Таинственный символ заклания быка – точнее, растерзания быка львом – проходит через всю греческую религию от ее зародышей до позднейших времен, поскольку она находилась под азиатским влиянием; что он означает здесь, тщетно спрашивать – это было одной из тайн мистического культа. Непосвященные знали только, что торжествующий над быком лев сам был покорен Великой Матери: прирученный, он ластился к ее ногам, смирно лежал на ее коленях – вы представляете себе ее исполинский рост – но еще чаще пара или четверка этих хищников везла колесницу, на которой разъезжала их повелительница – Одна? В Греции – да; но если она и сидела в недостижимом величии одинокая на своей чудесной колеснице, то ее окружали ее демонические прислужники – корибанты. Кто они – опять тщетно спрашивать; их роль напоминает роль сатиров в оргиастическом культе Диониса: но в то время как в тех мы легко узнаем леших народной веры и наше почтение к их божественности приправлено доброй долей насмешливости, по отношению к корибантам никакой юмор неуместен: их впечатление – безумие и ужас.
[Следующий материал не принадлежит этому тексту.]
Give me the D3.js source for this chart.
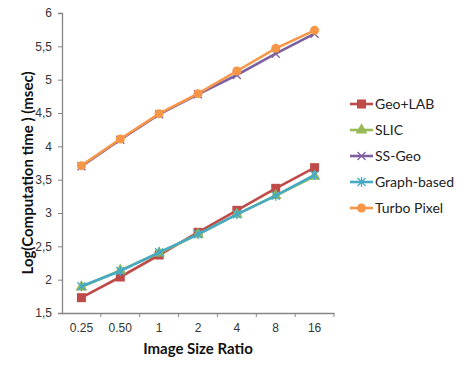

Не обрадуется тот, кого в безлюдии встретит Царица гор со своею шумною свитою корибантов: не скоро вернется к нему его спугнутый их внезапным появлением разум. Правда, и здесь "ранивший исцеляет": чтобы вылечить обезумевшего, прибегали к помощи корибантов. Сами они, конечно, на зов не являлись; их заменяли "корибантствующие", смертные жрецы или священнослужители Великой Матери. Обступив связанного и осененного покровом больного, они плясали вокруг него, сопровождая свою пляску оглушительной музыкой на кимвалах (медных тарелках) и тимпанах (тамбуринах). Эта дикая пляска должна была вызвать в больном искусственный экстаз, а затем, по охлаждении пыла, вместе с этим новым безумием его покидало и прежнее... так, по крайней мере, надеялись.
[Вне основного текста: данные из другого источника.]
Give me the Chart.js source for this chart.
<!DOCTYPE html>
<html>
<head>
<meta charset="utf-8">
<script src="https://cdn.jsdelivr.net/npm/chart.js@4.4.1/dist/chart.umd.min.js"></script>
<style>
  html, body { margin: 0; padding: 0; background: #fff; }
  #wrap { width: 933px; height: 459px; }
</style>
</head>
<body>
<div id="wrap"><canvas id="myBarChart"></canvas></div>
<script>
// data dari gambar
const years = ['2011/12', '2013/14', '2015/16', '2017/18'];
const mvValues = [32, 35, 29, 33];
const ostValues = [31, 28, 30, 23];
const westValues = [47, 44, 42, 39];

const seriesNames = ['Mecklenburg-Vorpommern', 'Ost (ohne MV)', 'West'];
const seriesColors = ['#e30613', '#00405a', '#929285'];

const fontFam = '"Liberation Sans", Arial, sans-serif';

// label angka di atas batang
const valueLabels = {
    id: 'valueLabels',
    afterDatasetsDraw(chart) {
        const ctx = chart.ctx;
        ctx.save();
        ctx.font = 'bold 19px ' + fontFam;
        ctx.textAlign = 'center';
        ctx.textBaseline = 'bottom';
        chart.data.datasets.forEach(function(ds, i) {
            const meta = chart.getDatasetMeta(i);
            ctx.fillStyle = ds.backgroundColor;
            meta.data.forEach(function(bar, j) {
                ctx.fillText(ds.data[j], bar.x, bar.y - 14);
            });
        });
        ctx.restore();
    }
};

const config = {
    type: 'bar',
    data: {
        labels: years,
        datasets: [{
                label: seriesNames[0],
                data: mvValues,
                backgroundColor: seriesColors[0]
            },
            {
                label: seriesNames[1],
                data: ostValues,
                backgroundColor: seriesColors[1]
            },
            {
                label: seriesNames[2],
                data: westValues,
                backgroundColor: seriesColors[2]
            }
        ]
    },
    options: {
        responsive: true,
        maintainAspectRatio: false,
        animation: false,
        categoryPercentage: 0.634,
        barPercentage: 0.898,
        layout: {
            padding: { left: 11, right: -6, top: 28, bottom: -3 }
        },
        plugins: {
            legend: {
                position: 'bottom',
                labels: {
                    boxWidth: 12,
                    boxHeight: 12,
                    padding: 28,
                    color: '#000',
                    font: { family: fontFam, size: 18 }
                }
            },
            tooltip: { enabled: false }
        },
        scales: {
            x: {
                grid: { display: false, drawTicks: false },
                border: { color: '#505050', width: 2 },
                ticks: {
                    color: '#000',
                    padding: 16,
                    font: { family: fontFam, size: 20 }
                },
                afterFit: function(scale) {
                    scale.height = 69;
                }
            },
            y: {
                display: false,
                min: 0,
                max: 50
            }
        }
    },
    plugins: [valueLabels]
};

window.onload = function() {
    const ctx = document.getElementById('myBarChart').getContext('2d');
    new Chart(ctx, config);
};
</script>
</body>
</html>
Этой надежде культ Великой Матери был обязан значительной частью своей популярности. Как видно из сказанного, он был экстатическим: "оргии" Великой Матери упоминаются в литературе. Были ли они оргиями также и в нашем смысле слова? Об этом знали точнее справлявшие их, но слава их была не безукоризненна, и законодательница пифагореизма Финтия не допускала для порядочных женщин участия в мистериях Великой Матери. Действительно, ее оргиастический культ был в то же время и мистическим, т.е. участие в нем обусловливалось предварительным посвящением; это его сближало, с одной стороны, с элевсинским, с другой стороны – с дионисическим. С первым он разделял особу центральной богини, нередко отождествляемой с Деметрой; но больше точек сближения было со вторым. Я уже упоминал о сходстве корибантов с сатирами; но и весь оргиазм, весь орхестически-музыкальный элемент был общей чертой обоих культов. Еврипид полагал даже, что тимпаны от культа Матери попали в культ Диониса; и действительно, там они были исконны. Сама Мать часто изображается с тимпаном в руке.
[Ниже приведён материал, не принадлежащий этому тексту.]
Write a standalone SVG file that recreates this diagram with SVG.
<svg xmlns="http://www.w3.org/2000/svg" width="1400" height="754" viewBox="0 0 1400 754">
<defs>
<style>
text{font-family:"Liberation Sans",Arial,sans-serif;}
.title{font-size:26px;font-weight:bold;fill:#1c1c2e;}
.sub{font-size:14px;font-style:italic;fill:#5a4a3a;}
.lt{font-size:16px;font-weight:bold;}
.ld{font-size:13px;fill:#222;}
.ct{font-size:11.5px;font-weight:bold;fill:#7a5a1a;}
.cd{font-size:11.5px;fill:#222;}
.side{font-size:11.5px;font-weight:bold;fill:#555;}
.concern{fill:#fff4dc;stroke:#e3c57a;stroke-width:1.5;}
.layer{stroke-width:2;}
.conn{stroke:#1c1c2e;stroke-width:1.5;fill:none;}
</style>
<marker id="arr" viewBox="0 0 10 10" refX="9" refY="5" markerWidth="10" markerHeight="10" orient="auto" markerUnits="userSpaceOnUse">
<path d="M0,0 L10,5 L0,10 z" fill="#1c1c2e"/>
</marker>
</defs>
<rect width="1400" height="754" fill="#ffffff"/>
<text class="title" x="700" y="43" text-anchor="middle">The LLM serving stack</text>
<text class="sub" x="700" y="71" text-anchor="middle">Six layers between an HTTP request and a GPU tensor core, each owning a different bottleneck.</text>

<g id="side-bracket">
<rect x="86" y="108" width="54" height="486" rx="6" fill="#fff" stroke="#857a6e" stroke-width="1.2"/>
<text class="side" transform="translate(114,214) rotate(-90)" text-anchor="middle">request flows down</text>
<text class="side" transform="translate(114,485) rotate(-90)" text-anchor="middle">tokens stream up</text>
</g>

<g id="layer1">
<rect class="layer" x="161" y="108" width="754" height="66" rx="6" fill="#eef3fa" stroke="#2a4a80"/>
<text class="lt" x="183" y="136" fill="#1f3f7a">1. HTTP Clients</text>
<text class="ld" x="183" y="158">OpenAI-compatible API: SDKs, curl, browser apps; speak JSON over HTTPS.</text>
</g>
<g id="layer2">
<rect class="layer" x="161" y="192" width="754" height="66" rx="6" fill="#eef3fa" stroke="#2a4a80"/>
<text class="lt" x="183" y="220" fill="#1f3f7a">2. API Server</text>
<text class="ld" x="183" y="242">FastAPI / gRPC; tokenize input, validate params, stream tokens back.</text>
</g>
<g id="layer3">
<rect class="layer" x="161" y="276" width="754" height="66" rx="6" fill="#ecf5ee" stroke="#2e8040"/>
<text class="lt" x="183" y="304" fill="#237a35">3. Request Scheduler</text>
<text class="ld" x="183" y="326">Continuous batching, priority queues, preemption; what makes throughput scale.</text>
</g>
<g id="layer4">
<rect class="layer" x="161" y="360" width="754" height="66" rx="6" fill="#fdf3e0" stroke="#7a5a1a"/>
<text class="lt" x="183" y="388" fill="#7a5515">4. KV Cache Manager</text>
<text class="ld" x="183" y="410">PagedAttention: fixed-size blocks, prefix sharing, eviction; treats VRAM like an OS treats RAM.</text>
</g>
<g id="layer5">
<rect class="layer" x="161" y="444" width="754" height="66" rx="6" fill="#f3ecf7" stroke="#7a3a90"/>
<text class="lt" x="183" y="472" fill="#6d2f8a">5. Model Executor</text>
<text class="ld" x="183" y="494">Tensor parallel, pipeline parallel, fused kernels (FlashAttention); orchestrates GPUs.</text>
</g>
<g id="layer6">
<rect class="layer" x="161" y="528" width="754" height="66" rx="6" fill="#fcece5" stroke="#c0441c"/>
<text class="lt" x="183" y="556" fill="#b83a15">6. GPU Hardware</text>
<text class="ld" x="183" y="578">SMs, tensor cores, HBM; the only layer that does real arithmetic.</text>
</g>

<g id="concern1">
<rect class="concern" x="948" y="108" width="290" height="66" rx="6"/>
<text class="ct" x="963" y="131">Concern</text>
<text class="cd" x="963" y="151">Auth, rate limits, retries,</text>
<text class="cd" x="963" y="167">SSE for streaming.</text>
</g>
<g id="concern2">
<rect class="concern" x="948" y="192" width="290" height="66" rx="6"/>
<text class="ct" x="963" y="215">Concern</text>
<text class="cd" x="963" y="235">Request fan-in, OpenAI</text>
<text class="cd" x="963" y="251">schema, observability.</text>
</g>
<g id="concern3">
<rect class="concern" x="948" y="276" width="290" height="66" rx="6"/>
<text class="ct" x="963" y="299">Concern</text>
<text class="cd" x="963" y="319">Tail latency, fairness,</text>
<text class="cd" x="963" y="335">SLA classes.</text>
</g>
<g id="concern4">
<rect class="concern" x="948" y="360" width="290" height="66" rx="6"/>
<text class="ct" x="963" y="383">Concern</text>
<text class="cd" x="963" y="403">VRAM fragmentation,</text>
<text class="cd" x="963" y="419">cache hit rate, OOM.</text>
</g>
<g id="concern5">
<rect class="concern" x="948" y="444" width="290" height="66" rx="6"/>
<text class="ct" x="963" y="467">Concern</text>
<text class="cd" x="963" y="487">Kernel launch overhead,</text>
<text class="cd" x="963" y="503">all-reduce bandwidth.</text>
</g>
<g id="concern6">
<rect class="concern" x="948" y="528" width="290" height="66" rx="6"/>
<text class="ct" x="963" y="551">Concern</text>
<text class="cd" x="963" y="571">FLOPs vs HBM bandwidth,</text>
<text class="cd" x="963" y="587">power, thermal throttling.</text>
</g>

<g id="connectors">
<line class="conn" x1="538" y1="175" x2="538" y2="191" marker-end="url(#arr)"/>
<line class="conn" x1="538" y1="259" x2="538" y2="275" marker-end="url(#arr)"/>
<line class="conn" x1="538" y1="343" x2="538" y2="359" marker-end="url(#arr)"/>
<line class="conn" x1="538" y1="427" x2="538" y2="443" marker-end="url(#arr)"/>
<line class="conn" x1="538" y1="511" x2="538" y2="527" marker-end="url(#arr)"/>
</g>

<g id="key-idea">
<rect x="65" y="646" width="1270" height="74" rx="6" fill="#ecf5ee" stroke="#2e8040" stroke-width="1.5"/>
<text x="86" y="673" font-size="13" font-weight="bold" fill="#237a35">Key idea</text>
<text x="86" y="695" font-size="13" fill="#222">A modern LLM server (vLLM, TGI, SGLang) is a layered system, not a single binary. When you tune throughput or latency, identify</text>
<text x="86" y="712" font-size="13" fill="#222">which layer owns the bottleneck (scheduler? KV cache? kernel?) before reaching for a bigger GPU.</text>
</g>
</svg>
Прибавим, раз речь зашла об изображениях, что она изображается сидящей на престоле; легко понять происхождение этого воззрения от представления о ней, как об обожествленной Земле. Во всяком случае, это сидение и этот престол для нее характерны; посвященные ей обрядовые песни называются "престольными" (enthronismoi): таковые для нее сочинял Пиндар, тот самый, который основал ее культ у себя в Фивах. На то же родство с обожествленной Землей указывает и ее (необязательный, впрочем) головной убор – цилиндрический сосуд, первоначально – хлебная мера, характеризующий ее как богиню плодородия и урожая. Из этого сосуда развился со временем стенной венец; мать Кибела стала богиней-покровительницей укрепленных городов.